____ Given information

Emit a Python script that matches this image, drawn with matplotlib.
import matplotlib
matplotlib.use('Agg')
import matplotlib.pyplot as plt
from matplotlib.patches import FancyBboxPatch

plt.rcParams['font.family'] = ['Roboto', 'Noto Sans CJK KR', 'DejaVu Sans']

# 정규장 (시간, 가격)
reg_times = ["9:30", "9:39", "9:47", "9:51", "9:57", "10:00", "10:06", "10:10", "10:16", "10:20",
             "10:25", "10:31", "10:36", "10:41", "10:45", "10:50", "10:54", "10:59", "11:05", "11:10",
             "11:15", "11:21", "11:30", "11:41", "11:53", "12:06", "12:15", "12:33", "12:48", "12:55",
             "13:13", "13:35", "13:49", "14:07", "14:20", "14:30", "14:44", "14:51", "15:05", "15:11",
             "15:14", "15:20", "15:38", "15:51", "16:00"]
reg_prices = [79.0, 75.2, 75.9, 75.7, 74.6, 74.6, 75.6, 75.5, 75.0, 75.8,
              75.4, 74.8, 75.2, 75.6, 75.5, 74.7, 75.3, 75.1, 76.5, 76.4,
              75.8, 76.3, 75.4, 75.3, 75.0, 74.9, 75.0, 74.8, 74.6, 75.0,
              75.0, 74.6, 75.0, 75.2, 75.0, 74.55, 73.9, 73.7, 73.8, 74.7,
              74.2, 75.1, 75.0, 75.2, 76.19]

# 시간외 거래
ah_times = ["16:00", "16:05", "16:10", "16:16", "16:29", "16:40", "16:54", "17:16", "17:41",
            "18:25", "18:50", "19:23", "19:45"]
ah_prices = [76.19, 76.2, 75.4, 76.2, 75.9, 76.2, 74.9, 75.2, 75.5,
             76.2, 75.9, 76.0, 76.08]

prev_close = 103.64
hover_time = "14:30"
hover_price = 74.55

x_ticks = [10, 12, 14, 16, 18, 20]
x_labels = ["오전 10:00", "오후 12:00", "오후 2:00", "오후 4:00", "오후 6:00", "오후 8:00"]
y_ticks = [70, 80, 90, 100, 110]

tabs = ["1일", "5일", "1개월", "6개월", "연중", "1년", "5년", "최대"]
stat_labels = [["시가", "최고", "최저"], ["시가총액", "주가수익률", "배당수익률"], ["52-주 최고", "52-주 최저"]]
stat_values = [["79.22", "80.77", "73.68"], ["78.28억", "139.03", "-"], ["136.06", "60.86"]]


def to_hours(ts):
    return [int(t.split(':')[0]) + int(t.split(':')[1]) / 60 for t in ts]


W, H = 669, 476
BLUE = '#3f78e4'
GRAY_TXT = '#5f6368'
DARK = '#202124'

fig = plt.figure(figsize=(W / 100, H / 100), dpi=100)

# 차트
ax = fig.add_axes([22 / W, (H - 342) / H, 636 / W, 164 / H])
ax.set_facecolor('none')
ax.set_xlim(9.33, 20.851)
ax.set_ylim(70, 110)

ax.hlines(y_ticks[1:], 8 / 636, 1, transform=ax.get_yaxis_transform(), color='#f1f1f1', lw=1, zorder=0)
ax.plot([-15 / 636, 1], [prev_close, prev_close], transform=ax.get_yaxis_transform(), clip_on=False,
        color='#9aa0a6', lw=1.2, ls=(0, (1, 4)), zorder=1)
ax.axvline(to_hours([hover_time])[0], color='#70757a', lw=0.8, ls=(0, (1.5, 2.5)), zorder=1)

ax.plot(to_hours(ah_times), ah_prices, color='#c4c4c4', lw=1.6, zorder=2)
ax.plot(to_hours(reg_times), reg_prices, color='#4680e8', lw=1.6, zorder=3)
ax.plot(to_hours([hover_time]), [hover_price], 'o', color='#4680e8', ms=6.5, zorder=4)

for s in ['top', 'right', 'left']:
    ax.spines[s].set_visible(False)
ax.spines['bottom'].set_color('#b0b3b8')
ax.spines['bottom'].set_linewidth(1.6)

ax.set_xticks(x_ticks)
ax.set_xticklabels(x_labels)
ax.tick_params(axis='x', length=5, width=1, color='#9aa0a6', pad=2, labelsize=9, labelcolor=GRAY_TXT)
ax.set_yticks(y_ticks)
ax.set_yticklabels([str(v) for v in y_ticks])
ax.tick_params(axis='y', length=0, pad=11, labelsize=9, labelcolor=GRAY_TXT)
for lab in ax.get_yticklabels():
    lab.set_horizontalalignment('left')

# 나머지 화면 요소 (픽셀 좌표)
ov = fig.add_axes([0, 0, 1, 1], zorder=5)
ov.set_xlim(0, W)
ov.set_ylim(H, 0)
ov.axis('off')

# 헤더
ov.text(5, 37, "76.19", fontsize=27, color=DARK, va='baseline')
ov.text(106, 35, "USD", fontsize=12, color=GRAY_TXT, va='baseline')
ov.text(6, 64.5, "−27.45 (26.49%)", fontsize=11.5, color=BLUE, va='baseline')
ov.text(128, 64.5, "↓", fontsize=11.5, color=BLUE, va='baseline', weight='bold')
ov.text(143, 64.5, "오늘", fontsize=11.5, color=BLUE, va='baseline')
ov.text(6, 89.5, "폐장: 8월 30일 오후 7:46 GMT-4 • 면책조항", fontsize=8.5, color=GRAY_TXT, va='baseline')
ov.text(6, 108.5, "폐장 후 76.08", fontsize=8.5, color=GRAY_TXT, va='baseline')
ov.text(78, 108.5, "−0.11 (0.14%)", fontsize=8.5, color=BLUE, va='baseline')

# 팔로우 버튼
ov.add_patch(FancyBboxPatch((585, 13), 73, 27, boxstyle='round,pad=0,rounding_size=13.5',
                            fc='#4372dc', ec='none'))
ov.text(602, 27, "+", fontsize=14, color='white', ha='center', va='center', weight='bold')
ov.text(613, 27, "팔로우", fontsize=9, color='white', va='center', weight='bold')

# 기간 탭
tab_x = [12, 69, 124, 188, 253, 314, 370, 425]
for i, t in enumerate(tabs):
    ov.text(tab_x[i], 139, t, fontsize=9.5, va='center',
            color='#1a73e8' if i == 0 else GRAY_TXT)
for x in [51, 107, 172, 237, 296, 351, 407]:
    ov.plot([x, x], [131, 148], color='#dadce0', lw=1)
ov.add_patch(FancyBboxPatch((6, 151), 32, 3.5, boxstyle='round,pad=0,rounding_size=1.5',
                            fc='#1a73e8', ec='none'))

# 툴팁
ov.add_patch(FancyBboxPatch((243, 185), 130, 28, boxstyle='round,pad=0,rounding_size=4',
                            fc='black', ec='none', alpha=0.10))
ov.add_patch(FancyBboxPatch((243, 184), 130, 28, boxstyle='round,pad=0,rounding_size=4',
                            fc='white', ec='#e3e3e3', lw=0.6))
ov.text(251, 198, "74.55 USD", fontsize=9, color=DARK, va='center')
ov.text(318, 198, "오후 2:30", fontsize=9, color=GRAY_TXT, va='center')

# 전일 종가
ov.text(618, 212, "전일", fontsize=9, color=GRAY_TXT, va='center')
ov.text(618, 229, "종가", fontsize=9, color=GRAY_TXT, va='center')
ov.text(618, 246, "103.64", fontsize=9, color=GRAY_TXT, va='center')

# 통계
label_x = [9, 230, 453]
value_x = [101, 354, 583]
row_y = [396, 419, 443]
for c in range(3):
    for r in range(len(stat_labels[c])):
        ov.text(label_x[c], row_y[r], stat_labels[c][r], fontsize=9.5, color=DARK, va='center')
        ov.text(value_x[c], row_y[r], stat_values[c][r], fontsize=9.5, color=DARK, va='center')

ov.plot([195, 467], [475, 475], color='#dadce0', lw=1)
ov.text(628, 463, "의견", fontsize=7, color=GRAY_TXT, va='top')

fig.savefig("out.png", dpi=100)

________
____ Given information

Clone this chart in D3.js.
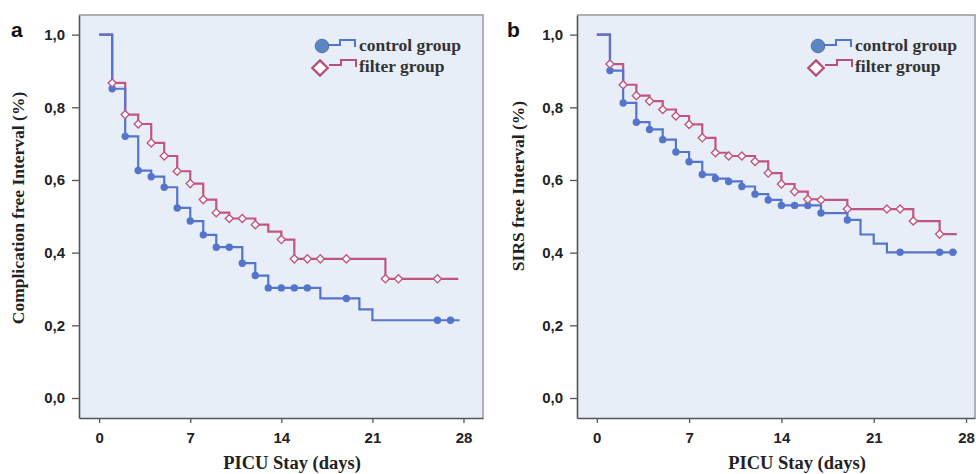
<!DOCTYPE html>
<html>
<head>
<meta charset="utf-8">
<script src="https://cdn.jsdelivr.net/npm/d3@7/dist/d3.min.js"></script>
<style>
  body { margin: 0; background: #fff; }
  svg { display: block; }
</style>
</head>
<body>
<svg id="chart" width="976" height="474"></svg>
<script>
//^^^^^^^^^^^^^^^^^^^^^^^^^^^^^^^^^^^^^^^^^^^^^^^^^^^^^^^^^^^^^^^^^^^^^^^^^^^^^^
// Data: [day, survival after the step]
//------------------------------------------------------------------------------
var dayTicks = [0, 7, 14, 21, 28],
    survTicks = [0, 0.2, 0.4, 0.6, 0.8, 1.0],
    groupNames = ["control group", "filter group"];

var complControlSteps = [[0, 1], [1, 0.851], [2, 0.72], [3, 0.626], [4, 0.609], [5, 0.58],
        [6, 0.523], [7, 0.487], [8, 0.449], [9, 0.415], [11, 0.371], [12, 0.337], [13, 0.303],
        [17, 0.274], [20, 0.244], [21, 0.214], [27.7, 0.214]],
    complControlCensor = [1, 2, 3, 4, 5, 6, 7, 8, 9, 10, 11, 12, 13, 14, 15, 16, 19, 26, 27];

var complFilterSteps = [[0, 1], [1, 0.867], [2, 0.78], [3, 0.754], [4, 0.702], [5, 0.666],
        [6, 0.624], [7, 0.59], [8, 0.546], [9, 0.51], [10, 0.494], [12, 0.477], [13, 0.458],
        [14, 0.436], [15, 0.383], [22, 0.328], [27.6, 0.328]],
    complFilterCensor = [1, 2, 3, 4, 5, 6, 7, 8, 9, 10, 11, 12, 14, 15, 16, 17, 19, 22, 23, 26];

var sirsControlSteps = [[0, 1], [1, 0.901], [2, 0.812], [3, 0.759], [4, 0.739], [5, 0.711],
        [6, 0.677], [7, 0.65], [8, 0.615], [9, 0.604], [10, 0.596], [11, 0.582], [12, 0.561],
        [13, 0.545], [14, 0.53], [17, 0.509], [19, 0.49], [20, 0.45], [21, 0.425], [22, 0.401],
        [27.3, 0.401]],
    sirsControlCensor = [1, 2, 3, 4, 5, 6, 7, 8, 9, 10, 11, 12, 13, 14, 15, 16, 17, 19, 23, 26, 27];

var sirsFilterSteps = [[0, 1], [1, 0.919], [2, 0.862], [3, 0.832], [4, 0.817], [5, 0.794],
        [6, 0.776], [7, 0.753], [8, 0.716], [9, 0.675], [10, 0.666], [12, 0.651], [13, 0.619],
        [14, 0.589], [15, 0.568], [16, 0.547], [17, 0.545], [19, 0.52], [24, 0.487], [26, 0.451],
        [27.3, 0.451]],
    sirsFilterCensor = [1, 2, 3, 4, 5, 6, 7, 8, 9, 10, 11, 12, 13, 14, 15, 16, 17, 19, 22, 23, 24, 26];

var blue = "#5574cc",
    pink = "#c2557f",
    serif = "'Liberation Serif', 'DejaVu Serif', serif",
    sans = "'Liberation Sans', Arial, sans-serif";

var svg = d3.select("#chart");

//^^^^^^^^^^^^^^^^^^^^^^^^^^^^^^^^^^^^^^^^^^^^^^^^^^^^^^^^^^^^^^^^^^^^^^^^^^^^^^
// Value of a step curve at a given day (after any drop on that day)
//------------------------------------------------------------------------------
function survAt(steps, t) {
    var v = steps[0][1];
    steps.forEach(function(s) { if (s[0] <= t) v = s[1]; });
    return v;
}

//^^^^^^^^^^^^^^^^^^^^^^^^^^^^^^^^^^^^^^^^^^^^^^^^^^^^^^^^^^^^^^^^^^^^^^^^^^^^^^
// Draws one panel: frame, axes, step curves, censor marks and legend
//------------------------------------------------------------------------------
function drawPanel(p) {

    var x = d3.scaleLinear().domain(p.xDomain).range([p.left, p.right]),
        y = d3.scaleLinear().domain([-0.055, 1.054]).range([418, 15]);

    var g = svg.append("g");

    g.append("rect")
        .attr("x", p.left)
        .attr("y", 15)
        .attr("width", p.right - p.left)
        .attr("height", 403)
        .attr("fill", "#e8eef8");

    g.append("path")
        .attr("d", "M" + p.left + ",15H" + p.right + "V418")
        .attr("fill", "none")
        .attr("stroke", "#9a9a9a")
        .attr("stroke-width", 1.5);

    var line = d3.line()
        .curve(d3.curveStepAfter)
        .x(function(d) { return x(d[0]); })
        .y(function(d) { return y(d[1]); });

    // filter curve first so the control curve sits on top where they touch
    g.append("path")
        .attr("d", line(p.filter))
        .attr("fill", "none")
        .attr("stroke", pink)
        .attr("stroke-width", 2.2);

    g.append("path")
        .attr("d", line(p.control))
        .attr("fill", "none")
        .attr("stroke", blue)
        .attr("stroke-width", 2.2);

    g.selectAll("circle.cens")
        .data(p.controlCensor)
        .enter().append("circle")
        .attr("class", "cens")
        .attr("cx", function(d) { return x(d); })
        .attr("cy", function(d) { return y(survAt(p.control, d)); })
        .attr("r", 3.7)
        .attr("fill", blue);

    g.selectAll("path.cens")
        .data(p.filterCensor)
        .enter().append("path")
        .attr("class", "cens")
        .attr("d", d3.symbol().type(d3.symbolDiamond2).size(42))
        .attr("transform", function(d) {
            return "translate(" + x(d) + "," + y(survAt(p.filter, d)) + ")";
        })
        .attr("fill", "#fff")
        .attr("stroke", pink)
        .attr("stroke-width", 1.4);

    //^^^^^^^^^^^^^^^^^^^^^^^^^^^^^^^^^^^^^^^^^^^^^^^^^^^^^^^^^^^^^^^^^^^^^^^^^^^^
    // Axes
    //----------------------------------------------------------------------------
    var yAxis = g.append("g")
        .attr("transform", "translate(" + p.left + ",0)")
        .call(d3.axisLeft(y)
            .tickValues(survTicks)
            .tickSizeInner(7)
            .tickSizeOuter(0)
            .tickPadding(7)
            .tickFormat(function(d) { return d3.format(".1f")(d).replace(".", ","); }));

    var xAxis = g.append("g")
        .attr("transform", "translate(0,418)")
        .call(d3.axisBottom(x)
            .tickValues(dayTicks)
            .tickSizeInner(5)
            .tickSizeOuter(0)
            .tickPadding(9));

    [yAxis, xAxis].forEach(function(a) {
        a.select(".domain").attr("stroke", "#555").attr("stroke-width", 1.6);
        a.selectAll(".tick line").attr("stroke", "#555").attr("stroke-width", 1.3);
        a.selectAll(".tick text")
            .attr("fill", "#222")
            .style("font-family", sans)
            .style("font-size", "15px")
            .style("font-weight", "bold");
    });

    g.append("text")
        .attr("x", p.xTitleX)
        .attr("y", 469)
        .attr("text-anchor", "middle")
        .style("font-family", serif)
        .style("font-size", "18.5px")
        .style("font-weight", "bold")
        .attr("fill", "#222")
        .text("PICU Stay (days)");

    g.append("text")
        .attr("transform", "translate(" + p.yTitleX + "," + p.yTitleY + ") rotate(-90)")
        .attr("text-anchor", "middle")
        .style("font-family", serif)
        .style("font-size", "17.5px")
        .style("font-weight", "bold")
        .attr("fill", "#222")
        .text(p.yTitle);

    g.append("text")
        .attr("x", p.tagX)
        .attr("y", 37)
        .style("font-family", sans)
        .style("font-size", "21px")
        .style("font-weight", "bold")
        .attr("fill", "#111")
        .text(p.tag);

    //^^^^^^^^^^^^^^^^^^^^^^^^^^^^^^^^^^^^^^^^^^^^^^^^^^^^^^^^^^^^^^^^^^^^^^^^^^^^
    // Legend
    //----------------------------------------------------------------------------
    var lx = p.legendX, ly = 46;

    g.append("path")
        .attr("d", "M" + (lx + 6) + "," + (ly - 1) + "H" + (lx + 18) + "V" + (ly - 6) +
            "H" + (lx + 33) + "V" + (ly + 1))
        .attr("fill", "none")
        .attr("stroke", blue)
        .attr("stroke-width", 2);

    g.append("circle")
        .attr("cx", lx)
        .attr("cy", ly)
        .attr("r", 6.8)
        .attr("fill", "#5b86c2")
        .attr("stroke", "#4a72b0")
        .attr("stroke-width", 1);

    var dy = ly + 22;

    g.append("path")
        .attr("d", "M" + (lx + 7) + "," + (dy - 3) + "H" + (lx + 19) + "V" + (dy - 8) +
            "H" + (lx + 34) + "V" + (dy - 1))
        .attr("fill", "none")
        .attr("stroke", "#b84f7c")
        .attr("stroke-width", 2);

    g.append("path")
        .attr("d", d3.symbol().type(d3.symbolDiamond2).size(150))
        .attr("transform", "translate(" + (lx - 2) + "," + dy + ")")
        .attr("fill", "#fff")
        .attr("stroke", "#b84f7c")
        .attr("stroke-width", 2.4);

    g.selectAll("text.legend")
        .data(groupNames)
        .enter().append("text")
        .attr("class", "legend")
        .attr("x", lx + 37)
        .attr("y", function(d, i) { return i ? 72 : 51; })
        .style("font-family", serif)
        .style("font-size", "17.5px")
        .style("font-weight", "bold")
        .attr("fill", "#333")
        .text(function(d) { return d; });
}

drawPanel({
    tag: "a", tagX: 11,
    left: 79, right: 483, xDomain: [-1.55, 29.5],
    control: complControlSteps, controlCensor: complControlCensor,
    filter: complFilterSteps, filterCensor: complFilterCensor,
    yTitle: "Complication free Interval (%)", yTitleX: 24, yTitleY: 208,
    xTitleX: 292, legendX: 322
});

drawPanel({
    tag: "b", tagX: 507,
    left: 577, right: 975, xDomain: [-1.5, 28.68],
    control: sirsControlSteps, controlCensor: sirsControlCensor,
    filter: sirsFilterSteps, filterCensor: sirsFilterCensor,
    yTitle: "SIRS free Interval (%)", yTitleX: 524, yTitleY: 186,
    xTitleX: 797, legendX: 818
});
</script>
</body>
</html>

________
____ Given information

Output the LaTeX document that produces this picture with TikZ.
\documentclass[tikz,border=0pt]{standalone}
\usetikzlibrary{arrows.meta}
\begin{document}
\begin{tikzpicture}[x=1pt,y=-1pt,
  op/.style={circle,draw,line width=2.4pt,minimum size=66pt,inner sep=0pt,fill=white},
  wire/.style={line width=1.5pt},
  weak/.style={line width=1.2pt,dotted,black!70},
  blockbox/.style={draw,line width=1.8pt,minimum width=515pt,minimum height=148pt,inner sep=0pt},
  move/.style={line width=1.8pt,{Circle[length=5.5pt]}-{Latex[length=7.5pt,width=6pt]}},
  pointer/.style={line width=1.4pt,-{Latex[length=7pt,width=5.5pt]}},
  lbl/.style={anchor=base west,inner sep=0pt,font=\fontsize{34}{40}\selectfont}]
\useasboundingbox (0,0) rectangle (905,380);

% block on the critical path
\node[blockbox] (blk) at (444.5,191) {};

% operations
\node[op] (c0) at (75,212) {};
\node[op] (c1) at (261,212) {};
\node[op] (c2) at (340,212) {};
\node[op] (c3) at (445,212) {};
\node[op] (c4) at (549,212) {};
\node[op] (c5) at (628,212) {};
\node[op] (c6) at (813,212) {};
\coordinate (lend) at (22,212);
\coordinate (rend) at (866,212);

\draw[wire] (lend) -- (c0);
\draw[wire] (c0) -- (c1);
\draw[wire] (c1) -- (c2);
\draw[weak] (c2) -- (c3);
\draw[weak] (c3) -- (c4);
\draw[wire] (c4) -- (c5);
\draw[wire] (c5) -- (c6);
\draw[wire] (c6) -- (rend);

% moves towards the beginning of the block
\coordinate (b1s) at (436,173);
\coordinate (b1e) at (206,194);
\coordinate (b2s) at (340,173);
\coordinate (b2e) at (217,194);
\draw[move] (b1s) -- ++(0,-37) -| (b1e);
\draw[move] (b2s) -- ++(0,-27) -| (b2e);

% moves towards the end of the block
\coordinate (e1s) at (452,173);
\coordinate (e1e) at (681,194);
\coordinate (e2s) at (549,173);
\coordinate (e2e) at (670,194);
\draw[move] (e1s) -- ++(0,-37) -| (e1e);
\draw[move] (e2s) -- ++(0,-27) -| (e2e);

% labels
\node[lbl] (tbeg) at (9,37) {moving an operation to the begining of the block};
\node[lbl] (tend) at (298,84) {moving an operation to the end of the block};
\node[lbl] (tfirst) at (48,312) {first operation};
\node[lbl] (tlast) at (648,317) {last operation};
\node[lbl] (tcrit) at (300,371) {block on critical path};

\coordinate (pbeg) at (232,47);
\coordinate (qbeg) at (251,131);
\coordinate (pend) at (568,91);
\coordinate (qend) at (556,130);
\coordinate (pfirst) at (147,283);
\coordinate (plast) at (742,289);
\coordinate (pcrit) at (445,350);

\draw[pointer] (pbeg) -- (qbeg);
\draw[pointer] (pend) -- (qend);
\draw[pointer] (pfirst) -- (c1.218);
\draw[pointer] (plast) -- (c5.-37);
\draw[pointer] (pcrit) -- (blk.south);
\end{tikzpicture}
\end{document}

________

== Aim ==
Keep both end lines and retype everything in the records above from the line containing "Output the LaTeX" through the line containing "(c6) -- (rend);", exactly, with nothing else.

== Full output ==
Output the LaTeX document that produces this picture with TikZ.
\documentclass[tikz,border=0pt]{standalone}
\usetikzlibrary{arrows.meta}
\begin{document}
\begin{tikzpicture}[x=1pt,y=-1pt,
  op/.style={circle,draw,line width=2.4pt,minimum size=66pt,inner sep=0pt,fill=white},
  wire/.style={line width=1.5pt},
  weak/.style={line width=1.2pt,dotted,black!70},
  blockbox/.style={draw,line width=1.8pt,minimum width=515pt,minimum height=148pt,inner sep=0pt},
  move/.style={line width=1.8pt,{Circle[length=5.5pt]}-{Latex[length=7.5pt,width=6pt]}},
  pointer/.style={line width=1.4pt,-{Latex[length=7pt,width=5.5pt]}},
  lbl/.style={anchor=base west,inner sep=0pt,font=\fontsize{34}{40}\selectfont}]
\useasboundingbox (0,0) rectangle (905,380);

% block on the critical path
\node[blockbox] (blk) at (444.5,191) {};

% operations
\node[op] (c0) at (75,212) {};
\node[op] (c1) at (261,212) {};
\node[op] (c2) at (340,212) {};
\node[op] (c3) at (445,212) {};
\node[op] (c4) at (549,212) {};
\node[op] (c5) at (628,212) {};
\node[op] (c6) at (813,212) {};
\coordinate (lend) at (22,212);
\coordinate (rend) at (866,212);

\draw[wire] (lend) -- (c0);
\draw[wire] (c0) -- (c1);
\draw[wire] (c1) -- (c2);
\draw[weak] (c2) -- (c3);
\draw[weak] (c3) -- (c4);
\draw[wire] (c4) -- (c5);
\draw[wire] (c5) -- (c6);
\draw[wire] (c6) -- (rend);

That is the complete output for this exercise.